_Instructions to follow_
Copy every line of the material below word for word.
>> start
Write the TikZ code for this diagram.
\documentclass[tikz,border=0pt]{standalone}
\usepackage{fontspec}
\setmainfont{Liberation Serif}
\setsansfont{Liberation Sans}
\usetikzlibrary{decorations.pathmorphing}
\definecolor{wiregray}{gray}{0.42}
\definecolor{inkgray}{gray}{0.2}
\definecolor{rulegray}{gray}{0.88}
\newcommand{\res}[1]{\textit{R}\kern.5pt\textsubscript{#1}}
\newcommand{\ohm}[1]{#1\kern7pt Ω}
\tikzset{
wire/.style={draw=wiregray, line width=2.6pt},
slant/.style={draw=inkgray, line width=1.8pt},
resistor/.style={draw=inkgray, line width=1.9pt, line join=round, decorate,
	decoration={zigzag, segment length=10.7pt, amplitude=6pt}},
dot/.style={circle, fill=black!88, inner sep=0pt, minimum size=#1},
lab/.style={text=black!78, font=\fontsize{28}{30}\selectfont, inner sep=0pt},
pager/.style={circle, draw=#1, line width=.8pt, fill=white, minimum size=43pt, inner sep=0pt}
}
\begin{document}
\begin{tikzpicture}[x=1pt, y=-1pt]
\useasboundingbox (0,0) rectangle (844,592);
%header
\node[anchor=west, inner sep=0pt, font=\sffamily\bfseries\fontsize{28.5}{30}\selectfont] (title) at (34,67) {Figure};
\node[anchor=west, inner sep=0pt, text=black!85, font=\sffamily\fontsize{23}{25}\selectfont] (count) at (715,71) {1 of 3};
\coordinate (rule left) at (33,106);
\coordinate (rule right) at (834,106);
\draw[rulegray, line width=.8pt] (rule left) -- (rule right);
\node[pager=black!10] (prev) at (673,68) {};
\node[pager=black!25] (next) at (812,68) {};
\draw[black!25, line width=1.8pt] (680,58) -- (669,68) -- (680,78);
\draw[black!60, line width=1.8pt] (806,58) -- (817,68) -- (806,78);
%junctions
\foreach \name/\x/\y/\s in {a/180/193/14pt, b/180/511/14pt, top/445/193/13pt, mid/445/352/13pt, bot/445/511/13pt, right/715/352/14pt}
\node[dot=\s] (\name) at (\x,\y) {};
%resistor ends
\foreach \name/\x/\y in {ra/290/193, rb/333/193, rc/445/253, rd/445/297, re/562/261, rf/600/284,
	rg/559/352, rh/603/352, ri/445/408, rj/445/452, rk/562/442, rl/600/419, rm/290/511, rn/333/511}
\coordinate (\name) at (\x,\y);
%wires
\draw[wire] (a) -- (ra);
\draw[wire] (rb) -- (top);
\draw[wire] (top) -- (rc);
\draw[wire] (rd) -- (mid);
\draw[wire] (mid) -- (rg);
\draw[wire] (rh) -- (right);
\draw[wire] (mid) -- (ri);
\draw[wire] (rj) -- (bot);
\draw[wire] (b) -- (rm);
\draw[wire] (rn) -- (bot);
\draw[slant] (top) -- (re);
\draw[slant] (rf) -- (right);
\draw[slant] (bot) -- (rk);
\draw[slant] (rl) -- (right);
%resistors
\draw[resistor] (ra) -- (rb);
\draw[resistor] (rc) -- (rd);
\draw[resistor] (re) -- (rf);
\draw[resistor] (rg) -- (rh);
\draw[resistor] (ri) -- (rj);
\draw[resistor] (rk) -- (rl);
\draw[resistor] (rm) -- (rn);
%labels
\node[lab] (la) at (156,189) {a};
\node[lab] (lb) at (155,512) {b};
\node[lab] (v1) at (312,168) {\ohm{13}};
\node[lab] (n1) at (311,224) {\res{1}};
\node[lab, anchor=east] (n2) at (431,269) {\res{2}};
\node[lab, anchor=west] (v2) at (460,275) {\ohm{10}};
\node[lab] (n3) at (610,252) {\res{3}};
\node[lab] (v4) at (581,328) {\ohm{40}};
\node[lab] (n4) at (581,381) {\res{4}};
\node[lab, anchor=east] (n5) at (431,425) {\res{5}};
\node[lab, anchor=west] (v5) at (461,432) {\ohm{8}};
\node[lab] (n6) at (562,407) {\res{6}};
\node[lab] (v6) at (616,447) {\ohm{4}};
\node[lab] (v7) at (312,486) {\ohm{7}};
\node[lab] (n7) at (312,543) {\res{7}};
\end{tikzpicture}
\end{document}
>> end
_Answer in full_
Write the TikZ code for this diagram.
\documentclass[tikz,border=0pt]{standalone}
\usepackage{fontspec}
\setmainfont{Liberation Serif}
\setsansfont{Liberation Sans}
\usetikzlibrary{decorations.pathmorphing}
\definecolor{wiregray}{gray}{0.42}
\definecolor{inkgray}{gray}{0.2}
\definecolor{rulegray}{gray}{0.88}
\newcommand{\res}[1]{\textit{R}\kern.5pt\textsubscript{#1}}
\newcommand{\ohm}[1]{#1\kern7pt Ω}
\tikzset{
wire/.style={draw=wiregray, line width=2.6pt},
slant/.style={draw=inkgray, line width=1.8pt},
resistor/.style={draw=inkgray, line width=1.9pt, line join=round, decorate,
	decoration={zigzag, segment length=10.7pt, amplitude=6pt}},
dot/.style={circle, fill=black!88, inner sep=0pt, minimum size=#1},
lab/.style={text=black!78, font=\fontsize{28}{30}\selectfont, inner sep=0pt},
pager/.style={circle, draw=#1, line width=.8pt, fill=white, minimum size=43pt, inner sep=0pt}
}
\begin{document}
\begin{tikzpicture}[x=1pt, y=-1pt]
\useasboundingbox (0,0) rectangle (844,592);
%header
\node[anchor=west, inner sep=0pt, font=\sffamily\bfseries\fontsize{28.5}{30}\selectfont] (title) at (34,67) {Figure};
\node[anchor=west, inner sep=0pt, text=black!85, font=\sffamily\fontsize{23}{25}\selectfont] (count) at (715,71) {1 of 3};
\coordinate (rule left) at (33,106);
\coordinate (rule right) at (834,106);
\draw[rulegray, line width=.8pt] (rule left) -- (rule right);
\node[pager=black!10] (prev) at (673,68) {};
\node[pager=black!25] (next) at (812,68) {};
\draw[black!25, line width=1.8pt] (680,58) -- (669,68) -- (680,78);
\draw[black!60, line width=1.8pt] (806,58) -- (817,68) -- (806,78);
%junctions
\foreach \name/\x/\y/\s in {a/180/193/14pt, b/180/511/14pt, top/445/193/13pt, mid/445/352/13pt, bot/445/511/13pt, right/715/352/14pt}
\node[dot=\s] (\name) at (\x,\y) {};
%resistor ends
\foreach \name/\x/\y in {ra/290/193, rb/333/193, rc/445/253, rd/445/297, re/562/261, rf/600/284,
	rg/559/352, rh/603/352, ri/445/408, rj/445/452, rk/562/442, rl/600/419, rm/290/511, rn/333/511}
\coordinate (\name) at (\x,\y);
%wires
\draw[wire] (a) -- (ra);
\draw[wire] (rb) -- (top);
\draw[wire] (top) -- (rc);
\draw[wire] (rd) -- (mid);
\draw[wire] (mid) -- (rg);
\draw[wire] (rh) -- (right);
\draw[wire] (mid) -- (ri);
\draw[wire] (rj) -- (bot);
\draw[wire] (b) -- (rm);
\draw[wire] (rn) -- (bot);
\draw[slant] (top) -- (re);
\draw[slant] (rf) -- (right);
\draw[slant] (bot) -- (rk);
\draw[slant] (rl) -- (right);
%resistors
\draw[resistor] (ra) -- (rb);
\draw[resistor] (rc) -- (rd);
\draw[resistor] (re) -- (rf);
\draw[resistor] (rg) -- (rh);
\draw[resistor] (ri) -- (rj);
\draw[resistor] (rk) -- (rl);
\draw[resistor] (rm) -- (rn);
%labels
\node[lab] (la) at (156,189) {a};
\node[lab] (lb) at (155,512) {b};
\node[lab] (v1) at (312,168) {\ohm{13}};
\node[lab] (n1) at (311,224) {\res{1}};
\node[lab, anchor=east] (n2) at (431,269) {\res{2}};
\node[lab, anchor=west] (v2) at (460,275) {\ohm{10}};
\node[lab] (n3) at (610,252) {\res{3}};
\node[lab] (v4) at (581,328) {\ohm{40}};
\node[lab] (n4) at (581,381) {\res{4}};
\node[lab, anchor=east] (n5) at (431,425) {\res{5}};
\node[lab, anchor=west] (v5) at (461,432) {\ohm{8}};
\node[lab] (n6) at (562,407) {\res{6}};
\node[lab] (v6) at (616,447) {\ohm{4}};
\node[lab] (v7) at (312,486) {\ohm{7}};
\node[lab] (n7) at (312,543) {\res{7}};
\end{tikzpicture}
\end{document}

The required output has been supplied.